By: David Giambusso/The Star-Ledger
Jim Pathe/The Star-Ledger 2000 photo of former Newark City Councilman George “Buddy Gee” Branch.
NEWARK — Remembered as a tireless champion of seniors and kids, former Newark City Councilman George “Buddy Gee” Branch died today in North Carolina, family and friends said. “George’s motto was never look down on a man unless you intend to pick him up,” his wife, Joyce Branch, said today from her North Carolina home. “He carried that through with politics and his life.”
Branch was elected to the Newark City Council in 1982 and represented the Central Ward for 16 years before losing the seat to Cory Booker in a closely watched — and at times acrimonious — election. But Booker, along with friends and family, remembered Branch fondly today as a man who left the battle in the ring. “When the fight is over, it’s over,” Mrs. Branch said of her husband’s philosophy.
“It’s the passing of one of our legends,” said Booker, now the city’s mayor. “My first entry into politics was going up against the lion of the Central Ward.” Despite the tough race, Booker said Branch always carried himself with “dignity and honor.”
The son of sharecroppers, the 80-year-old former boxer moved from North Carolina to Newark with his family in the early 1940s. He dropped out of school at age 16 to support his mother and siblings. Branch discovered fighting as a means to earn money, but he never forgot the lesson he learned from friend Kelley Marx, then-owner of the Clinton Milk Co.
“If you ever want to do anything in the world, you have to read the paper,” Marx told Branch, according to his wife. He would return to night school years later to get his high school diploma and eventually a bachelor’s degree in urban studies from Saint Peter’s College.
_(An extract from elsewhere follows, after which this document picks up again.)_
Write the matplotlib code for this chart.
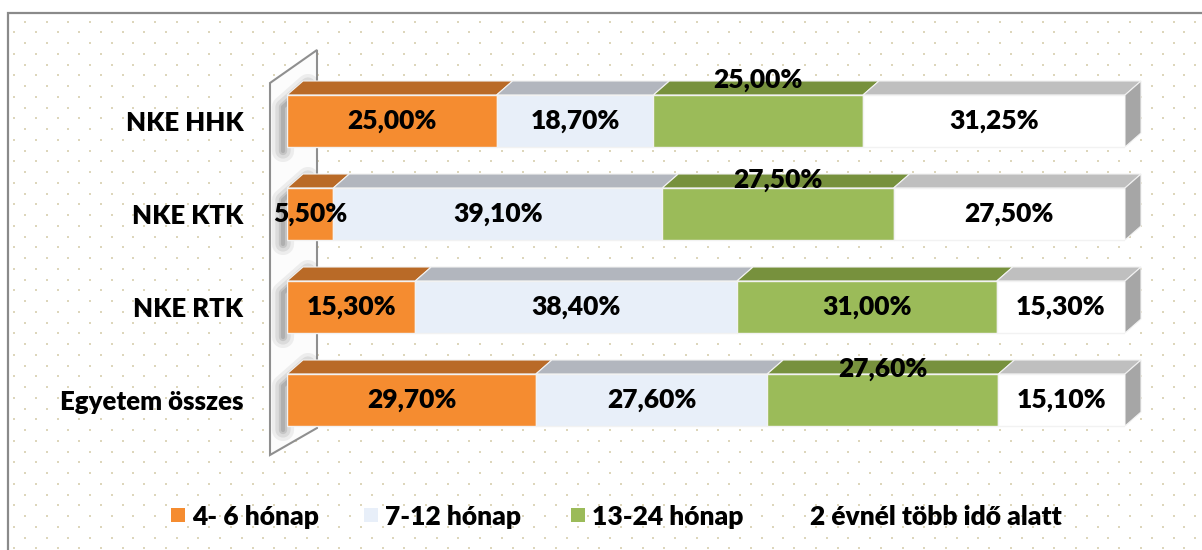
import matplotlib
matplotlib.use("Agg")
import matplotlib.pyplot as plt
from matplotlib.patches import Polygon, Rectangle
import numpy as np

# ---- data ----
categories = ["NKE HHK", "NKE KTK", "NKE RTK", "Egyetem összes"]
series = ["4- 6 hónap", "7-12 hónap", "13-24 hónap", "2 évnél több idő alatt"]
s_4_6 = [25.00, 5.50, 15.30, 29.70]
s_7_12 = [18.70, 39.10, 38.40, 27.60]
s_13_24 = [25.00, 27.50, 31.00, 27.60]
s_2ev = [31.25, 27.50, 15.30, 15.10]

# ---- style ----
front = ["#f58c30", "#e8eff9", "#9bbb59", "#ffffff"]
top = ["#b96a27", "#b2b6be", "#77913d", "#bfbfbf"]
side_col = "#a6a6a6"
FONT = ["Lato", "DejaVu Sans"]
WEIGHT = "heavy"
plt.rcParams["font.family"] = FONT

W, H = 1202, 550
fig = plt.figure(figsize=(W / 100, H / 100), dpi=100)

# background layer in pixel coordinates
bg = fig.add_axes([0, 0, 1, 1], zorder=0)
bg.set_xlim(0, W)
bg.set_ylim(H, 0)
bg.axis("off")
xs, ys = [], []
row = 0
yy = 21.7
while yy < H:
    xx = 25.0 if row % 2 == 0 else 14.2
    while xx < W:
        xs.append(xx)
        ys.append(yy)
        xx += 21.67
    yy += 10.75
    row += 1
bg.scatter(xs, ys, s=3.5, marker="s", color="#ddd6bb", linewidths=0, zorder=0)
bg.plot([8, 8, W], [H, 13, 13], color="#8a8a8a", lw=1.6, zorder=1, solid_joinstyle="miter")

# ---- main axes (data) ----
n = len(categories)
ypos = np.arange(n)[::-1]
ax_left, ax_right = 287, 1125
ax_top, ax_bot = 74.5, 446.5
ax = fig.add_axes([ax_left / W, (H - ax_bot) / H, (ax_right - ax_left) / W, (ax_bot - ax_top) / H], zorder=2)
ax.patch.set_alpha(0)
ax.set_xlim(0, 100)
ax.set_ylim(-0.5, n - 0.5)
for s in ax.spines.values():
    s.set_visible(False)
ax.set_xticks([])
ax.set_yticks(ypos)
ax.set_yticklabels(categories, fontsize=18.5, fontweight=WEIGHT)
ax.tick_params(axis="y", length=0, pad=31.5)

# wall (behind bars), with soft shadows of the bars
wall = Polygon([(270, 83), (317, 50), (317, 428), (270, 455)], closed=True,
               facecolor="#fcfcfc", edgecolor="#8f8f8f", lw=1.5, zorder=1)
bg.add_patch(wall)
bar_px = 52
pitch = (ax_bot - ax_top) / n
for j in range(n):
    yc = ax_top + pitch * (j + 0.5)
    t, b = yc - bar_px / 2, yc + bar_px / 2
    for lw, al in [(16, 0.10), (11, 0.14), (6, 0.20), (3, 0.25)]:
        bg.plot([283, 283, 308], [b + 4, t + 12, t - 10], color="#6e6e6e", lw=lw, alpha=al,
                solid_capstyle="round", solid_joinstyle="round", zorder=1.2)

data = np.array([s_4_6, s_7_12, s_13_24, s_2ev])
norm = data / data.sum(axis=0) * 100

bh = bar_px / pitch
dx = 16 * 100 / (ax_right - ax_left)
dy = 14 / pitch

label_dy = {(0, 2): 0.44, (1, 2): 0.37, (3, 2): 0.33}

cum = np.zeros(n)
for i in range(len(series)):
    ax.barh(ypos, norm[i], left=cum, height=bh, color=front[i],
            edgecolor="#f2f2f2", lw=1.0, zorder=3)
    for j in range(n):
        l, w, yc = cum[j], norm[i][j], ypos[j]
        yt = yc + bh / 2
        ax.add_patch(Polygon([(l, yt), (l + w, yt), (l + w + dx, yt + dy), (l + dx, yt + dy)],
                             closed=True, facecolor=top[i], edgecolor="#f2f2f2", lw=0.8,
                             zorder=2.5, clip_on=False))
        lab = f"{data[i][j]:.2f}%".replace(".", ",")
        ax.text(l + w / 2, yc + label_dy.get((j, i), 0), lab, ha="center", va="center",
                fontsize=19, fontweight=WEIGHT, color="black", zorder=5, clip_on=False)
    cum += norm[i]

for j in range(n):
    yc = ypos[j]
    ax.add_patch(Polygon([(100, yc - bh / 2), (100, yc + bh / 2), (100 + dx, yc + bh / 2 + dy),
                          (100 + dx, yc - bh / 2 + dy)], closed=True, facecolor=side_col,
                         edgecolor="#f2f2f2", lw=0.8, zorder=2.5, clip_on=False))

# ---- legend (placed like the reference) ----
leg_y = 515
leg_marker_x = [171, 364, 571, 789]
for i, name in enumerate(series):
    bg.add_patch(Rectangle((leg_marker_x[i], leg_y - 7), 14, 14, facecolor=front[i],
                           edgecolor="none", zorder=2))
    bg.text(leg_marker_x[i] + 21, leg_y, name, ha="left", va="center_baseline",
            fontsize=19, fontweight=WEIGHT, color="black", zorder=3)

fig.savefig("out.png", dpi=100)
After his own boxing career ended, Branch helped coach scores of other fighters, some of whom went on to win golden gloves. But throughout, he sought to counsel and raise money for the kids of Newark, according to his longtime friend and ally Councilman Charles Bell.
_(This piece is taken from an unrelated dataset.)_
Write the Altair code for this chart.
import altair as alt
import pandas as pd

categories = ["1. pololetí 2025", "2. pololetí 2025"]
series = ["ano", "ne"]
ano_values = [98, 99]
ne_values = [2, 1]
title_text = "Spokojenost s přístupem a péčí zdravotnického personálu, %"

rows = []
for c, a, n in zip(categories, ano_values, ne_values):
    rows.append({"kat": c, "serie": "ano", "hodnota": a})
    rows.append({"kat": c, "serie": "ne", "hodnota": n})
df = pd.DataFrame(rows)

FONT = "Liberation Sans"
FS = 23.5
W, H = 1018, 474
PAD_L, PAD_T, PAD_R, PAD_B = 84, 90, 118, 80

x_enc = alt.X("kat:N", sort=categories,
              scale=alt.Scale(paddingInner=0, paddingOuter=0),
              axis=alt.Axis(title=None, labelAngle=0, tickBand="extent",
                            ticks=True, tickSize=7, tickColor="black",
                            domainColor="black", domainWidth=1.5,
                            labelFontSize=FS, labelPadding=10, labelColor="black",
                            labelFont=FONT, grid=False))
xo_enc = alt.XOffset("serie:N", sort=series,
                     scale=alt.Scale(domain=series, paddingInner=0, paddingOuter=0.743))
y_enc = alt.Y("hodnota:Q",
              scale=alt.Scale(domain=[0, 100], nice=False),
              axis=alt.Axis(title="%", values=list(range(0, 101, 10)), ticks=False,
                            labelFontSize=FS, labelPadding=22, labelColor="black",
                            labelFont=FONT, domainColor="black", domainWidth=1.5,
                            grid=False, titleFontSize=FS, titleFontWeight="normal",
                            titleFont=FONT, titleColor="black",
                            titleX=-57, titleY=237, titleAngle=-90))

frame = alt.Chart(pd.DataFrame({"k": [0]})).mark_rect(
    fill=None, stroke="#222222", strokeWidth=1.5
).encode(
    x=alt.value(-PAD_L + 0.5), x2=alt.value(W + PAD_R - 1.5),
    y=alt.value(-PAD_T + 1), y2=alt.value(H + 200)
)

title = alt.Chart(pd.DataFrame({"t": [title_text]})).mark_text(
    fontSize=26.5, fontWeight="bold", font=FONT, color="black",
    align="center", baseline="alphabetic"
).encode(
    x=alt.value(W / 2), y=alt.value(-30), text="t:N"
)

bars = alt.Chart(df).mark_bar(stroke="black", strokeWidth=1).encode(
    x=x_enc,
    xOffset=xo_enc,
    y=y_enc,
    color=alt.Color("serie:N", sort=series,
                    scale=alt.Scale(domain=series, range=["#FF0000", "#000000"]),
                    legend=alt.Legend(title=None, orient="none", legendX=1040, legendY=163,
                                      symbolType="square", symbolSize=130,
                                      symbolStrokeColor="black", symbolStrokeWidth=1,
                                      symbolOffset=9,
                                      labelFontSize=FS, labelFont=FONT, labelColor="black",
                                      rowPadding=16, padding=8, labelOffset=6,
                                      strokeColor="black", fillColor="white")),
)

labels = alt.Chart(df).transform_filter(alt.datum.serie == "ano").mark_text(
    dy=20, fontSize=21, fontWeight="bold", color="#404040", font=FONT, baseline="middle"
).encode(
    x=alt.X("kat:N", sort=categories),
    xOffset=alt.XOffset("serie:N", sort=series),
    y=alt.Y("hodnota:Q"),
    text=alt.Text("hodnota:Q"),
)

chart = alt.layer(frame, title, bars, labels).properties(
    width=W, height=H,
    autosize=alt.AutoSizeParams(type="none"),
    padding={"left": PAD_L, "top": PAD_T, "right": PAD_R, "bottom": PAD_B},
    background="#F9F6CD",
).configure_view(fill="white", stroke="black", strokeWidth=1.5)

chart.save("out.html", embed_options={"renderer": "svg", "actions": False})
“He worked for the young people from Project Pride to passing legislation,” Bell said today, calling Branch a “champion of the people — from maintenance workers to corporate giants.”
Project Pride, co-founded by Branch, Bell and Star-Ledger sports columnist emeritus Jerry Izenberg, provides money for citywide sports programs. The bulk of the funding comes from the annual Pride Bowl, a major October football game between Division III teams.
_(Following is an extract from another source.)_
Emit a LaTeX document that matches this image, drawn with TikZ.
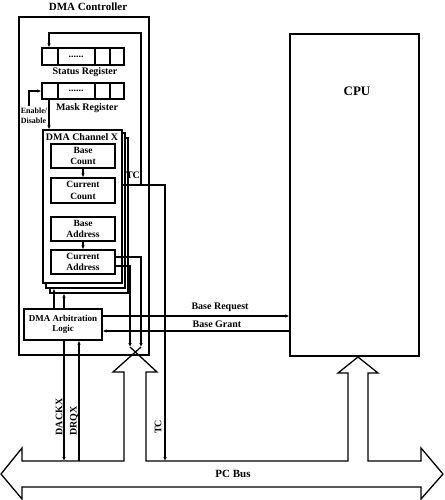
\documentclass[tikz,border=0pt]{standalone}
\usepackage{fontspec}
\setmainfont{Liberation Serif}
\usetikzlibrary{
  arrows.meta,
  positioning,
}
\tikzstyle{arrow} = [
  -{Latex[length=4pt,width=3.5pt]},
]
\tikzstyle{box} = [
  draw,
  fill=white,
  inner sep=0pt,
  align=center,
  font=\fontsize{9.5}{11.5}\selectfont\bfseries,
]
\tikzstyle{lbl} = [
  inner sep=0pt,
  font=\fontsize{10}{12}\selectfont\bfseries,
]

\begin{document}
\begin{tikzpicture}[x=1pt, y=-1pt, line width=1.3pt]
  \useasboundingbox (0,0) rectangle (444,500);

  \node [box, minimum width=130, minimum height=338] (ctrl) at (84,186) {};
  \node [lbl, font=\fontsize{11}{13}\selectfont\bfseries] (ctrltitle) at (88,7) {DMA Controller};

  \node [box, minimum width=82, minimum height=17] (status) at (83,56.5) {};
  \node [box, minimum width=82, minimum height=16] (mask) at (83,91) {};
  \foreach \x in {58, 95, 110} {
    \draw (\x,48) -- (\x,65);
    \draw (\x,83) -- (\x,99);
  }
  \node [lbl] (statusdots) at (76,57) {......};
  \node [lbl] (maskdots) at (76,91) {......};
  \node [lbl] (statuslbl) at (85,72) {Status Register};
  \node [lbl] (masklbl) at (87,108) {Mask Register};
  \node [lbl, font=\fontsize{8}{10.5}\selectfont\bfseries, align=left] (enable) at (34,116) {Enable/\\Disable};

  \node [box, minimum width=78, minimum height=155] (chan3) at (89,215.5) {};
  \node [box, minimum width=79, minimum height=155] (chan2) at (85.5,210.5) {};
  \node [box, minimum width=79, minimum height=153] (chan) at (82.5,206.5) {};
  \node [lbl] (chantitle) at (82,137) {DMA Channel X};

  \node [box, minimum width=64, minimum height=24] (basecount) at (83,156) {Base\\Count};
  \node [box, minimum width=64, minimum height=25] (curcount) at (83,190.5) {Current\\Count};
  \node [box, minimum width=64, minimum height=24] (baseaddr) at (83,229) {Base\\Address};
  \node [box, minimum width=64, minimum height=24] (curaddr) at (83,262) {Current\\Address};
  \draw [arrow] (basecount) -- (curcount);
  \draw [arrow] (baseaddr) -- (curaddr);

  \node [box, minimum width=78, minimum height=31, font=\fontsize{9}{10.5}\selectfont\bfseries] (arb) at (63,324.5) {DMA Arbitration\\Logic};

  \node [box, minimum width=129, minimum height=322] (cpu) at (354.5,195) {};
  \node [lbl, font=\fontsize{13}{15}\selectfont\bfseries] (cpulbl) at (357,91) {CPU};

  \coordinate (addrhi) at (141,347);
  \coordinate (addrlo) at (130,347);
  \coordinate (tcsplit) at (141,185);
  \coordinate (tctop) at (141,33);
  \coordinate (tcbus) at (165,461);
  \coordinate (dackbus) at (64,461);
  \coordinate (drqbus) at (79,461);
  \coordinate (enin) at (29,106);

  \draw (addrhi) -- (113,372) -- (124,372) -- (124,461) -- (22,461) -- (22,448) -- (1,474) -- (22,499) -- (22,487)
    -- (421,487) -- (421,499) -- (443,474) -- (421,448) -- (421,461) -- (368,461) -- (368,373) -- (378,373)
    -- (358,357) -- (338,373) -- (348,373) -- (348,461) -- (146,461) -- (146,372) -- (157,372) -- (addrlo);
  \node [lbl, font=\fontsize{11}{13}\selectfont\bfseries] (buslbl) at (233,474) {PC Bus};

  \draw [arrow] (enin) |- (mask.west);
  \draw [arrow] ([xshift=-34pt]mask.south) -- ([xshift=-34pt]mask.south |- chan.north);
  \draw [arrow] (tcsplit) -- (tctop) -| ([xshift=-34pt]status.north);
  \draw [arrow] (chan.east |- tcsplit) -| (tcbus);
  \node [lbl] (tclbl) at (133,175) {TC};

  \draw [arrow] ([yshift=5pt]curaddr.east) -| (addrhi);
  \draw [arrow] ([yshift=-4pt]curaddr.east) -| (addrlo);

  \draw [arrow] ([xshift=-9pt]arb.north) -- ([xshift=-9pt]arb.north |- chan2.south);
  \draw [arrow] ([xshift=1pt]arb.north) -- ([xshift=1pt]arb.north |- chan3.south);
  \draw [arrow] (arb.south -| dackbus) -- (dackbus);
  \draw [arrow] (drqbus) -- (arb.south -| drqbus);
  \node [lbl, rotate=90] (dacklbl) at (59,417) {DACKX};
  \node [lbl, rotate=90] (drqlbl) at (74,421) {DRQX};
  \node [lbl, rotate=90] (tcbuslbl) at (158,427) {TC};

  \draw [arrow] ([yshift=8.5pt]arb.east) -- ([yshift=8.5pt]arb.east -| cpu.west);
  \draw [arrow] ([yshift=-6.5pt]arb.east -| cpu.west) -- ([yshift=-6.5pt]arb.east);
  \node [lbl] (reqlbl) at (220,307) {Base Request};
  \node [lbl] (grantlbl) at (217,324) {Base Grant};
\end{tikzpicture}
\end{document}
Branch was also widely credited with helping to oversee the rebuilding of the Central Ward after the 1967 Newark riots. In addition to housing, Branch helped a dozen churches acquire city land to build sanctuaries, schools and community centers.
Twenty-six years ago, Branch met his wife at a Christmas party thrown by then-Councilman Ralph Grant. “We went through a lengthy courtship — two years — today that’s lengthy,” she said. The couple would have celebrated their 24th anniversary in less than two weeks.
“I haven’t regretted a day since,” Mrs. Branch said today from her North Carolina home, where the couple moved after Branch underwent a brain operation in 2004. In declining health, Branch had returned to his native North Carolina both for the climate and to be near his children, two of whom are doctors.
“The move was a necessity,” Mrs. Branch said.
The couple has two other children and four grandchildren who will be returning to Newark this weekend for a Saturday 11 a.m. funeral at St. James AME Church. The funeral is likely to see major turnout from the Newark political establishment, as well as countless community members.
“Wherever he went people knew, loved and respected him,” Bell said today. “That will be the summation of Councilman George Branch.”
George Branch was Inducted into the New Jersey Boxing Hall of Fame on November 9, 1995.